--- begin Exercise data ---
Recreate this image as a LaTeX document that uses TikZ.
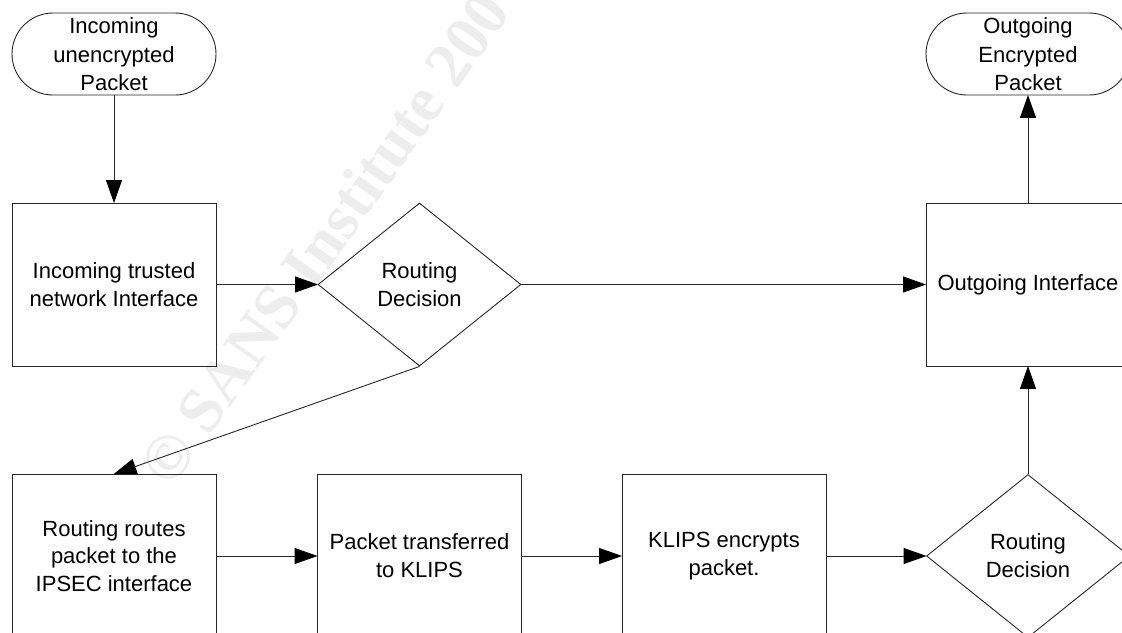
\documentclass[tikz,border=0pt]{standalone}
\usepackage{fontspec}
\setmainfont{Liberation Sans}
\newfontfamily\wmfont{Liberation Serif}
\usetikzlibrary{arrows.meta,shapes.geometric,shapes.misc}
\definecolor{lineC}{gray}{0.15}
\tikzset{
  x=1pt,y=-1pt,
  lbl/.style={font=\fontsize{22}{27.8}\selectfont,text=black,align=center,inner sep=0pt},
  boxnode/.style={lbl,draw=lineC,line width=0.9pt,rectangle,minimum width=204pt,minimum height=163pt},
  termnode/.style={lbl,draw=lineC,line width=0.9pt,rectangle,rounded corners=41pt,minimum width=204pt,minimum height=82pt},
  decnode/.style={lbl,draw=lineC,line width=0.9pt,diamond,aspect=1.25,inner sep=0pt,minimum width=203pt,minimum height=163pt},
  flow/.style={draw=lineC,line width=0.9pt,-{Triangle[length=23pt,width=16pt,black]},shorten >=-0.5pt}
}
\begin{document}
\begin{tikzpicture}
\useasboundingbox (0,0) rectangle (1122,632);
\clip (0,0) rectangle (1122,632);
\node[rotate=54.5,font=\wmfont\bfseries\fontsize{64}{64}\selectfont,text=black!7,anchor=west,inner sep=0pt] (wm) at (154,477) {© SANS Institute 200};
\node[termnode] (t1) at (114,54) {Incoming\\[1.5pt]unencrypted\\Packet};
\node[termnode] (t2) at (1028,54) {Outgoing\\[1.5pt]Encrypted\\Packet};
\node[boxnode] (b1) at (114,284.5) {Incoming trusted\\network Interface};
\node[decnode] (d1) at (419.5,284.5) {Routing\\Decision};
\node[boxnode] (b2) at (1028,284.5) {Outgoing Interface};
\node[boxnode] (b3) at (114,556) {Routing routes\\packet to the\\IPSEC interface};
\node[boxnode] (b4) at (419.5,556) {Packet transferred\\to KLIPS};
\node[boxnode] (b5) at (724,556) {KLIPS encrypts\\packet.};
\node[decnode] (d2) at (1028,556) {Routing\\Decision};
\draw[flow] (t1.south) -- (b1.north);
\draw[flow] (b1.east) -- (d1.west);
\draw[flow] (d1.east) -- (b2.west);
\draw[flow] (d1.south) -- (b3.north);
\draw[flow] (b3.east) -- (b4.west);
\draw[flow] (b4.east) -- (b5.west);
\draw[flow] (b5.east) -- (d2.west);
\draw[flow] (d2.north) -- (b2.south);
\draw[flow] (b2.north) -- (t2.south);
\end{tikzpicture}
\end{document}
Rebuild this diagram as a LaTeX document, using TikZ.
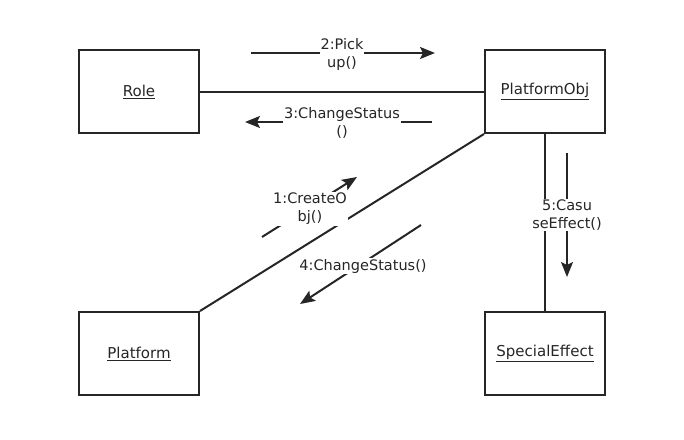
\documentclass[tikz,border=0pt]{standalone}
\usepackage{fontspec}
\setmainfont{DejaVu Sans}
\usetikzlibrary{arrows.meta}

\begin{document}
\begin{tikzpicture}[
    x=1pt, y=-1pt,
    every node/.style={text=black!85},
    objbox/.style={draw=black!85, line width=2pt, minimum width=120pt, minimum height=83pt,
        inner sep=0pt, font=\fontsize{15}{18}\selectfont},
    link/.style={line width=2pt, draw=black!85},
    msg/.style={line width=2pt, draw=black!85, -{Stealth[length=15pt,width=12pt,inset=3pt]}},
    msglabel/.style={fill=white, align=center, inner sep=1pt, font=\fontsize{14.5}{18}\selectfont}
]
    \useasboundingbox (0,0) rectangle (684,439);

    % ==========================
    % OBJECTS
    % ==========================
    \node[objbox] (role)     at (139,91.5)  {\underline{Role}};
    \node[objbox] (platobj)  at (545,91.5)  {\underline{PlatformObj}};
    \node[objbox] (platform) at (139,353.5) {\underline{Platform}};
    \node[objbox] (effect)   at (545,353.5) {\underline{SpecialEffect}};

    % ==========================
    % LINKS
    % ==========================
    \draw[link] (role.east) -- (platobj.west);
    \draw[link] (platobj.south west) -- (platform.north east);
    \draw[link] (platobj.south) -- (effect.north);

    % ==========================
    % MESSAGES
    % ==========================
    \foreach \m/\sx/\sy/\ex/\ey in {
        2/251/53/435/53,
        3/432/122/245/122,
        1/262/237/357/177,
        4/421/225/300/304,
        5/567/153/567/277}
    {
        \coordinate (m\m s) at (\sx,\sy);
        \coordinate (m\m e) at (\ex,\ey);
        \draw[msg] (m\m s) -- (m\m e);
    }

    % Labels go last so the white fill hides the lines below
    \node[msglabel] (l2) at (342,54)  {2:Pick\\up()};
    \node[msglabel] (l3) at (342,123) {3:ChangeStatus\\()};
    \node[msglabel] (l1) at (310,209) {1:CreateO\\bj()};
    \node[msglabel] (l4) at (363,266) {4:ChangeStatus()};
    \node[msglabel] (l5) at (567,215) {5:Casu\\seEffect()};

\end{tikzpicture}
\end{document}
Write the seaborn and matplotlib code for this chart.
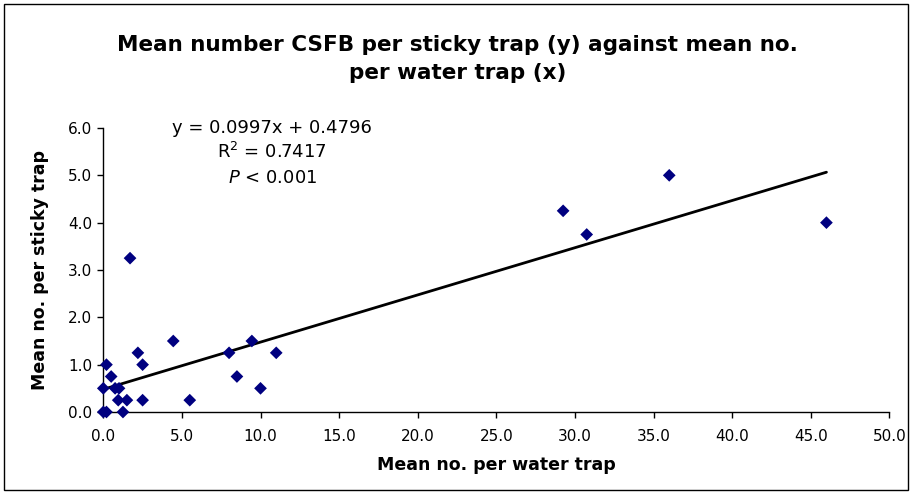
import matplotlib
matplotlib.use("Agg")
import matplotlib.pyplot as plt
import seaborn as sns
import numpy as np
import pandas as pd
from matplotlib.patches import Rectangle

water_x = [1.7, 4.45, 2.2, 2.5, 0.2, 0.5, 0.0, 0.75, 1.0, 0.95, 1.5, 2.5, 5.5,
           0.0, 0.2, 1.25, 8.0, 9.45, 8.5, 10.0, 11.0, 29.25, 30.75, 36.0, 46.0]
sticky_y = [3.25, 1.5, 1.25, 1.0, 1.0, 0.75, 0.5, 0.5, 0.5, 0.25, 0.25, 0.25, 0.25,
            0.0, 0.0, 0.0, 1.25, 1.5, 0.75, 0.5, 1.25, 4.25, 3.75, 5.0, 4.0]
slope = 0.0997
intercept = 0.4796
x_ticks = [0, 5, 10, 15, 20, 25, 30, 35, 40, 45, 50]
y_ticks = [0, 1, 2, 3, 4, 5, 6]

sns.set_theme(style="white")
plt.rcParams['font.family'] = ['DejaVu Sans']
plt.rcParams['text.color'] = 'black'
plt.rcParams['axes.labelcolor'] = 'black'
plt.rcParams['xtick.color'] = 'black'
plt.rcParams['ytick.color'] = 'black'

df = pd.DataFrame({"x": water_x, "y": sticky_y})

fig = plt.figure(figsize=(9.11, 4.93), dpi=100)
ax = fig.add_axes([0.1134, 0.1643, 0.8628, 0.5761])

sns.scatterplot(data=df, x="x", y="y", marker="D", s=42, color="#000080",
                edgecolor="none", ax=ax, zorder=3, clip_on=False)

xl = np.array([min(water_x), max(water_x)])
ax.plot(xl, slope * xl + intercept, color="black", lw=2.0, zorder=2)

ax.set_xlim(0, 50)
ax.set_ylim(0, 6)
ax.set_xticks(x_ticks)
ax.set_yticks(y_ticks)
ax.set_xticklabels([f"{v:.1f}" for v in x_ticks], fontsize=11)
ax.set_yticklabels([f"{v:.1f}" for v in y_ticks], fontsize=11)
for s in ["top", "right"]:
    ax.spines[s].set_visible(False)
for s in ["left", "bottom"]:
    ax.spines[s].set_color("black")
    ax.spines[s].set_linewidth(1.0)
ax.tick_params(axis="both", which="major", direction="out", length=4, width=1,
               color="black", labelcolor="black", bottom=True, left=True)
ax.tick_params(axis="x", pad=8)
ax.tick_params(axis="y", pad=4)

ax.set_xlabel("Mean no. per water trap", fontsize=12.5, fontweight="bold", labelpad=9)
ax.set_ylabel("Mean no. per sticky trap", fontsize=12.5, fontweight="bold", labelpad=14)

fig.text(0.502, 0.93, "Mean number CSFB per sticky trap (y) against mean no.\nper water trap (x)",
         ha="center", va="top", fontsize=15.5, fontweight="bold", linespacing=1.55)

ax.text(0.215, 1.0, f"y = {slope}x + {intercept}", transform=ax.transAxes,
        ha="center", va="center", fontsize=13)
ax.text(0.215, 0.915, r"R$^2$ = 0.7417", transform=ax.transAxes,
        ha="center", va="center", fontsize=13)
ax.text(0.215, 0.825, r"$\it{P}$ < 0.001", transform=ax.transAxes,
        ha="center", va="center", fontsize=13)

fig.patches.append(Rectangle((4/911, 3/493), 904/911, 486/493, transform=fig.transFigure,
                             fill=False, edgecolor="black", lw=1.0))

fig.savefig("out.png", dpi=100)
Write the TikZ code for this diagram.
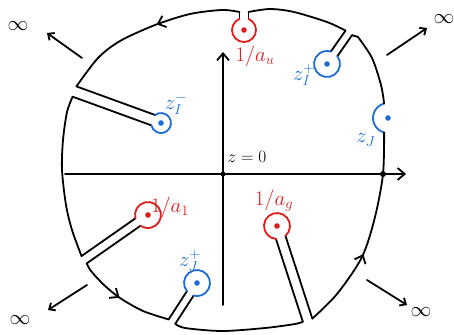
\documentclass[tikz,border=0pt]{standalone}
\usetikzlibrary{calc,arrows.meta,decorations.markings}
\definecolor{pred}{RGB}{222,28,28}
\definecolor{pblue}{RGB}{28,108,212}
\tikzset{
  pen/.style={line width=1.8pt, line cap=round, line join=round},
  cont/.style={pen, black},
  tip/.style={-{Straight Barb[length=7pt,width=12pt]}},
  inftip/.style={-{Straight Barb[length=5pt,width=9pt]}},
  midarrow/.style={postaction={decorate,decoration={markings,mark=at position #1 with {\arrow{Straight Barb[length=7pt,width=12pt]}}}}},
  redlab/.style={text=pred, font=\huge, inner sep=0pt},
  bluelab/.style={text=pblue, font=\huge, inner sep=0pt},
  inflab/.style={font=\huge, inner sep=0pt},
}
\newcommand{\keyhole}[7]{%
  \coordinate (#1c) at (#2);
  \coordinate (#1ai) at ($(#1c)+({#3}:{sqrt(#4*#4-#5*#5)})+({#3+90}:{#5})$);
  \coordinate (#1ao) at ($(#1c)+({#3}:{#6})+({#3+90}:{#5})$);
  \coordinate (#1bi) at ($(#1c)+({#3}:{sqrt(#4*#4-#5*#5)})+({#3-90}:{#5})$);
  \coordinate (#1bo) at ($(#1c)+({#3}:{#6})+({#3-90}:{#5})$);
  \draw[cont] (#1ai) -- (#1ao);
  \draw[cont] (#1bi) -- (#1bo);
  \draw[pen,#7] (#1ai) arc[start angle={#3+asin(#5/#4)}, end angle={#3+360-asin(#5/#4)}, radius=#4];
  \fill[#7] (#1c) circle[radius=2.8];
}
\begin{document}
\begin{tikzpicture}[x=1pt,y=-1pt]
\useasboundingbox (0,0) rectangle (454,334);
% axes
\coordinate (O) at (223,174);
\coordinate (xs) at (65,174);
\coordinate (xe) at (406,174);
\coordinate (ys) at (223,305);
\coordinate (ye) at (223,52);
\coordinate (Px) at (383,174);
\draw[pen,tip] (xs) -- (xe);
\draw[pen,tip] (ys) -- (ye);
\fill (O) circle[radius=2.6];
\fill (Px) circle[radius=3];
\node[font=\LARGE, inner sep=0pt] (zlab) at (247,157) {$z=0$};
% keyholes
\keyhole{T}{244,30}{-90}{12}{4.5}{18}{pred}
\keyhole{TR}{327,64}{-55}{13}{4}{38}{pblue}
\keyhole{BR}{277,226}{72}{13}{5}{99}{pred}
\keyhole{B}{197,283}{123}{13}{4}{46}{pblue}
\keyhole{BL}{148,215}{145}{13}{4.5}{78}{pred}
\keyhole{L}{161,123}{200}{10}{5.5}{92}{pblue}
% right indentation
\coordinate (Rc) at (388,118);
\coordinate (RT) at ($(Rc)+(255:15)$);
\coordinate (RB) at ($(Rc)+(105:15)$);
\draw[pen,pblue] (RB) arc[start angle=105,end angle=255,radius=15];
\fill[pblue] (Rc) circle[radius=2.8];
% outer contour
\draw[cont] plot[smooth] coordinates {(Tao) (270,9) (294,12) (327,22) (TRbo)};
\draw[cont] (TRao) -- plot[smooth] coordinates {(358,37) (372,58) (381,85) (RT)};
\draw[cont, midarrow=0.4] plot[smooth] coordinates {(BRbo) (337,294) (362,257) (375,217) (Px) (RB)};
\draw[cont] plot[smooth] coordinates {(BRao) (295,324) (265,328) (222,331) (185,328) (Bbo)};
\draw[cont, midarrow=0.47] plot[smooth] coordinates {(BLbo) (91,271) (104,285) (120,298) (143,311) (Bao)};
\draw[cont] plot[smooth] coordinates {(Lbo) (67,112) (63,140) (62,170) (66,205) (72,230) (BLao)};
\draw[cont, midarrow=0.45] plot[smooth] coordinates {(Tbo) (222,10) (190,14) (155,25) (120,41) (98,58) (Lao)};
% labels
\node[redlab] (la) at (255,56) {$1/a_u$};
\node[redlab] (lb) at (170,207) {$1/a_1$};
\node[redlab] (lc) at (274,201) {$1/a_g$};
\node[bluelab] (ld) at (304,75) {$z_I^+$};
\node[bluelab] (le) at (366,140) {$z_J$};
\node[bluelab] (lf) at (176,104) {$z_I^-$};
\node[bluelab] (lg) at (190,261) {$z_J^+$};
% infinity arrows
\node[inflab] (i1) at (18,26) {$\infty$};
\node[inflab] (i2) at (444,19) {$\infty$};
\node[inflab] (i3) at (20,320) {$\infty$};
\node[inflab] (i4) at (421,312) {$\infty$};
\coordinate (a1s) at (82,58);  \coordinate (a1e) at (47,33);
\coordinate (a2s) at (387,55); \coordinate (a2e) at (427,28);
\coordinate (a3s) at (87,285); \coordinate (a3e) at (48,310);
\coordinate (a4s) at (367,280);\coordinate (a4e) at (407,305);
\draw[pen,inftip] (a1s) -- (a1e);
\draw[pen,inftip] (a2s) -- (a2e);
\draw[pen,inftip] (a3s) -- (a3e);
\draw[pen,inftip] (a4s) -- (a4e);
\end{tikzpicture}
\end{document}
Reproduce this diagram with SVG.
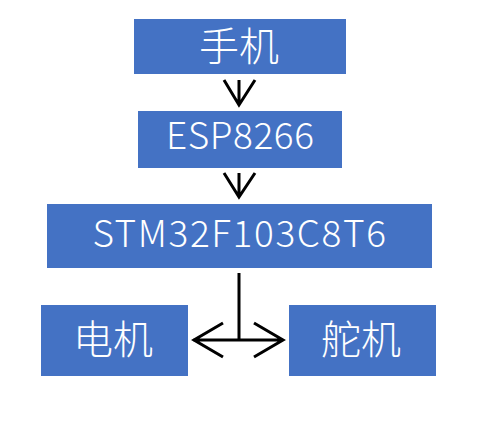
<svg xmlns="http://www.w3.org/2000/svg" width="479" height="422" viewBox="0 0 479 422">
<style>
.box{fill:#4472C4}
.t{fill:#fff;font-family:"Noto Sans CJK SC","Noto Sans",sans-serif;text-anchor:middle;font-weight:300}
.c{stroke:#000;stroke-width:3;fill:none}
</style>
<rect width="479" height="422" fill="#fff"/>
<g id="phone"><rect class="box" x="134" y="19" width="212" height="55"/><text class="t" x="239" y="61" font-size="40">手机</text></g>
<g id="esp"><rect class="box" x="138" y="111" width="204" height="57"/><text class="t" x="240.3" y="149" font-size="37" letter-spacing="0.6">ESP8266</text></g>
<g id="stm"><rect class="box" x="47" y="204" width="385" height="64"/><text class="t" x="240" y="247" font-size="37" letter-spacing="1.6">STM32F103C8T6</text></g>
<g id="motor"><rect class="box" x="41" y="305" width="147" height="71"/><text class="t" x="113" y="354" font-size="40">电机</text></g>
<g id="servo"><rect class="box" x="289" y="305" width="147" height="71"/><text class="t" x="361" y="354" font-size="40">舵机</text></g>
<g id="connectors">
<path class="c" d="M239 80V105M224 80L239 105L255 80"/>
<path class="c" d="M239 173V197M224 173L239 197L255 173"/>
<path class="c" d="M239 273V340M193 340H283M223 323L194 340L223 357M254 323L283 340L254 357"/>
</g>
</svg>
--- end Exercise data ---
_Problem to work on_
Take each line of the material that contains the word "code" and list it.

_Response_
Write the seaborn and matplotlib code for this chart.
Write the TikZ code for this diagram.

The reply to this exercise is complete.